Moreover, usually if one company beats, other stocks in the space will rise in sympathy, but that is not happening. Going a step further, corporate earnings shortfalls tend to imply that another company in the same sector could be a market-share gainer, and that the stock is worthy of purchase in front of a potential financial surprise. Unfortunately, the normal linkages I so often find are failing to rear their heads.
Thus far, as far as my specific stock calls are concerned, I have refrained from being a superhero on stocks ahead of earnings. Stanley Black & Decker was a reiteration of a buy call that I inked here in December, and Snap-On is a call I can live with, as the market's response -- shares up 3% or so -- was not enough for me to put a hole through the wall. Other than that, I am OK with not firing bullets in a steel-lined room. The market is telling us there's a high probability that quality names will be available at cheaper valuations, and that is a message I am inclined to respect in the near term.
Friday Fun Note
• Stanley Black & Decker's organic sales declined 3% in Canada despite a hot housing market, and they fell 5% in Australia. For that latter item, competitive factors were cited -- but is there a China link here, too?
• 10-year U.S. Treasury notes have yielded below 2% for five straight trading days as companies have announced much-better-than-expected earnings.
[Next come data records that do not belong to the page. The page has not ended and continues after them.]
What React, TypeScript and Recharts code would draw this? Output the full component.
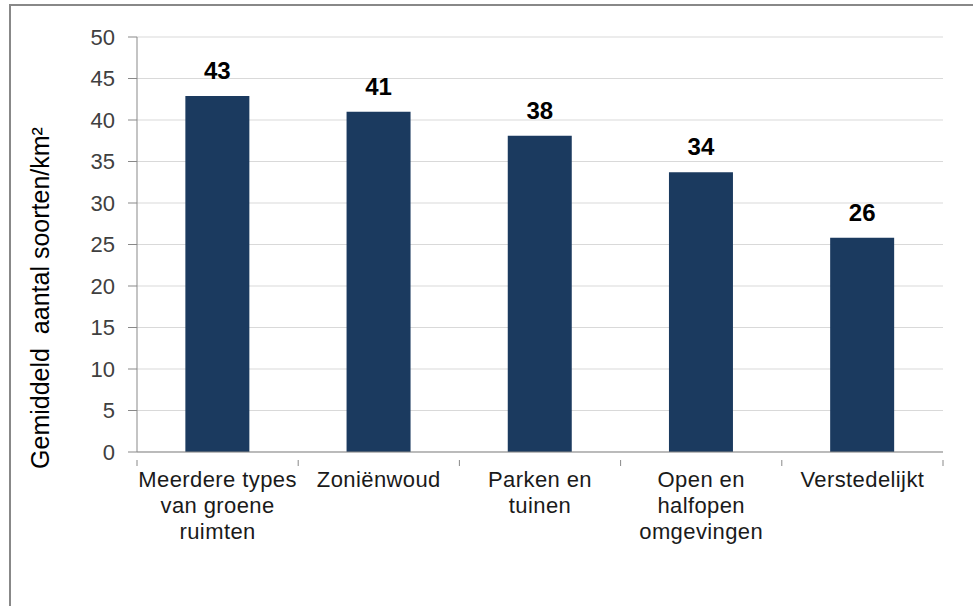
import { BarChart, Bar, XAxis, YAxis, CartesianGrid, LabelList } from 'recharts';

const categories = [
  'Meerdere types\nvan groene\nruimten',
  'Zoniënwoud',
  'Parken en\ntuinen',
  'Open en\nhalfopen\nomgevingen',
  'Verstedelijkt',
];
const values = [42.9, 41.0, 38.1, 33.7, 25.8];
const yTicks = [0, 5, 10, 15, 20, 25, 30, 35, 40, 45, 50];
const yTitle = 'Gemiddeld\u00a0\u00a0aantal soorten/km²';

const data = categories.map((name, i) => ({ name, value: values[i] }));

const FONT = '"Liberation Sans", Arial, sans-serif';
const AXIS = '#898989';

const CategoryTick = (props: any) => {
  const { x, y, payload, index, width } = props;
  const half = payload.offset ?? width / categories.length / 2;
  const lines = String(payload.value).split('\n');
  return (
    <g>
      <line x1={x - half} x2={x - half} y1={y} y2={y + 6} stroke={AXIS} />
      {index === categories.length - 1 && (
        <line x1={x + half} x2={x + half} y1={y} y2={y + 6} stroke={AXIS} />
      )}
      <text x={x} y={y + 27} textAnchor="middle" fontFamily={FONT} fontSize={22} letterSpacing={0.4} fill="#1a1a1a">
        {lines.map((l, i) => (
          <tspan key={i} x={x} dy={i === 0 ? 0 : 26}>{l}</tspan>
        ))}
      </text>
    </g>
  );
};

const YTitle = () => (
  <text
    x={40}
    y={298}
    transform="rotate(-90, 40, 298)"
    textAnchor="middle"
    dominantBaseline="central"
    fontFamily={FONT}
    fontSize={25}
    fill="#000"
  >
    {yTitle}
  </text>
);

export default function App() {
  return (
    <div style={{ position: 'fixed', left: 0, top: 0, width: 973, height: 606, overflow: 'hidden', background: '#fff' }}>
      <div style={{ position: 'absolute', left: 9, top: 4, width: 1000, height: 700, border: '2px solid #888' }} />
      <div style={{ position: 'absolute', left: 0, top: 0 }}>
        <BarChart width={973} height={606} data={data} margin={{ top: 37, right: 30, bottom: 0, left: 0 }} barCategoryGap="30%">
          <CartesianGrid vertical={false} stroke="#d9d9d9" />
          <XAxis
            dataKey="name"
            height={154}
            stroke={AXIS}
            tickLine={false}
            interval={0}
            tick={<CategoryTick />}
          />
          <YAxis
            width={137}
            domain={[0, 50]}
            ticks={yTicks}
            stroke={AXIS}
            tickSize={9}
            tickMargin={13}
            tick={{ fontFamily: FONT, fontSize: 22, fill: '#404040' }}
            label={<YTitle />}
          />
          <Bar dataKey="value" fill="#1b3a5f" isAnimationActive={false}>
            <LabelList
              dataKey="value"
              position="top"
              offset={17}
              formatter={(v: any) => Math.round(Number(v))}
              style={{ fontFamily: FONT, fontSize: 24, fontWeight: 'bold', fill: '#000' }}
            />
          </Bar>
        </BarChart>
      </div>
    </div>
  );
}
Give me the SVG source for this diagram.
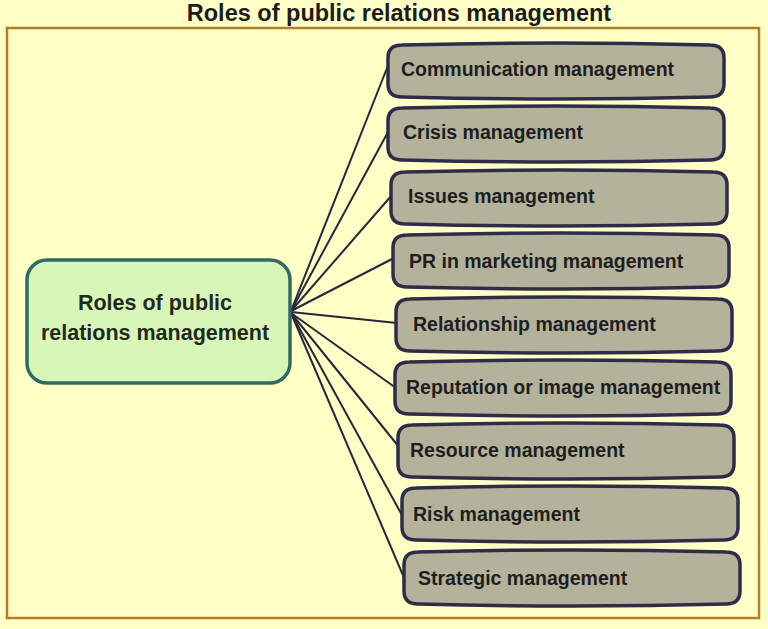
<svg xmlns="http://www.w3.org/2000/svg" xmlns:xlink="http://www.w3.org/1999/xlink" width="768" height="629" viewBox="0 0 768 629">
  <style>
    .title { font-family: "Liberation Sans", Arial, sans-serif; font-weight: bold; font-size: 23.5px; fill: #1c1c1c; }
    .center-text { font-family: "Liberation Sans", Arial, sans-serif; font-weight: bold; font-size: 21.5px; fill: #1e2a1e; }
    .leaf-text { font-family: "Liberation Sans", Arial, sans-serif; font-weight: bold; font-size: 19.5px; fill: #1e1e1e; }
    .leaf { fill: #b5b29c; stroke: #2d2d4a; stroke-width: 3.5; }
    .conn { stroke: #26263c; stroke-width: 2; fill: none; }
  </style>
  <defs>
    <path id="leafShape" d="M14,0 Q168,-4 322,0 Q336,0 336,13 L336,39 Q336,52 322,52 Q168,56 14,52 Q0,52 0,39 L0,13 Q0,0 14,0 Z"/>
  </defs>

  <rect x="0" y="0" width="768" height="629" fill="#ffffc6"/>
  <rect x="7" y="28" width="752" height="590" fill="#ffffc6" stroke="#b07d2a" stroke-width="2.5"/>
  <text class="title" x="399" y="21" text-anchor="middle">Roles of public relations management</text>

  <g id="connectors">
    <line class="conn" x1="291" y1="311" x2="389" y2="63"/>
    <line class="conn" x1="291" y1="311" x2="388" y2="132"/>
    <line class="conn" x1="291" y1="311" x2="392" y2="195"/>
    <line class="conn" x1="291" y1="311" x2="394" y2="258"/>
    <line class="conn" x1="291" y1="312" x2="397" y2="323"/>
    <line class="conn" x1="291" y1="313" x2="396" y2="388"/>
    <line class="conn" x1="291" y1="313" x2="399" y2="447"/>
    <line class="conn" x1="291" y1="313" x2="403" y2="517"/>
    <line class="conn" x1="291" y1="313" x2="405" y2="580"/>
  </g>

  <g id="center-node">
    <rect x="27" y="260" width="263" height="123" rx="20" ry="20" fill="#d9f6b9" stroke="#2f6b62" stroke-width="3.5"/>
    <text class="center-text" x="155" y="310" text-anchor="middle">Roles of public</text>
    <text class="center-text" x="155" y="340" text-anchor="middle">relations management</text>
  </g>

  <g id="node-communication">
    <use xlink:href="#leafShape" class="leaf" transform="translate(388,45)"/>
    <text class="leaf-text" x="401" y="76">Communication management</text>
  </g>
  <g id="node-crisis">
    <use xlink:href="#leafShape" class="leaf" transform="translate(388,108)"/>
    <text class="leaf-text" x="403" y="139">Crisis management</text>
  </g>
  <g id="node-issues">
    <use xlink:href="#leafShape" class="leaf" transform="translate(391,172)"/>
    <text class="leaf-text" x="408" y="203">Issues management</text>
  </g>
  <g id="node-pr-marketing">
    <use xlink:href="#leafShape" class="leaf" transform="translate(393,235)"/>
    <text class="leaf-text" x="409" y="268">PR in marketing management</text>
  </g>
  <g id="node-relationship">
    <use xlink:href="#leafShape" class="leaf" transform="translate(396,299)"/>
    <text class="leaf-text" x="413" y="331">Relationship management</text>
  </g>
  <g id="node-reputation">
    <use xlink:href="#leafShape" class="leaf" transform="translate(395,362)"/>
    <text class="leaf-text" x="406" y="394">Reputation or image management</text>
  </g>
  <g id="node-resource">
    <use xlink:href="#leafShape" class="leaf" transform="translate(398,425)"/>
    <text class="leaf-text" x="410" y="457">Resource management</text>
  </g>
  <g id="node-risk">
    <use xlink:href="#leafShape" class="leaf" transform="translate(402,488)"/>
    <text class="leaf-text" x="413" y="521">Risk management</text>
  </g>
  <g id="node-strategic">
    <use xlink:href="#leafShape" class="leaf" transform="translate(404,552)"/>
    <text class="leaf-text" x="418" y="585">Strategic management</text>
  </g>
</svg>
• First indications are in that inventories at major retailers are quite lean. We're seeing lean inventories and strong sales to start the year, per the retail reports, so profit margins have a good chance to surprise. Also consider the cautious guidance moving off fourth-quarter earnings calls. Lean inventories will require replenishment, and may partially explain why Skechers (SKX), Crocs (CROX), Perry Ellis (PERY) and Carters (CRI) have had stock prices defying the market's tough love in recent sessions.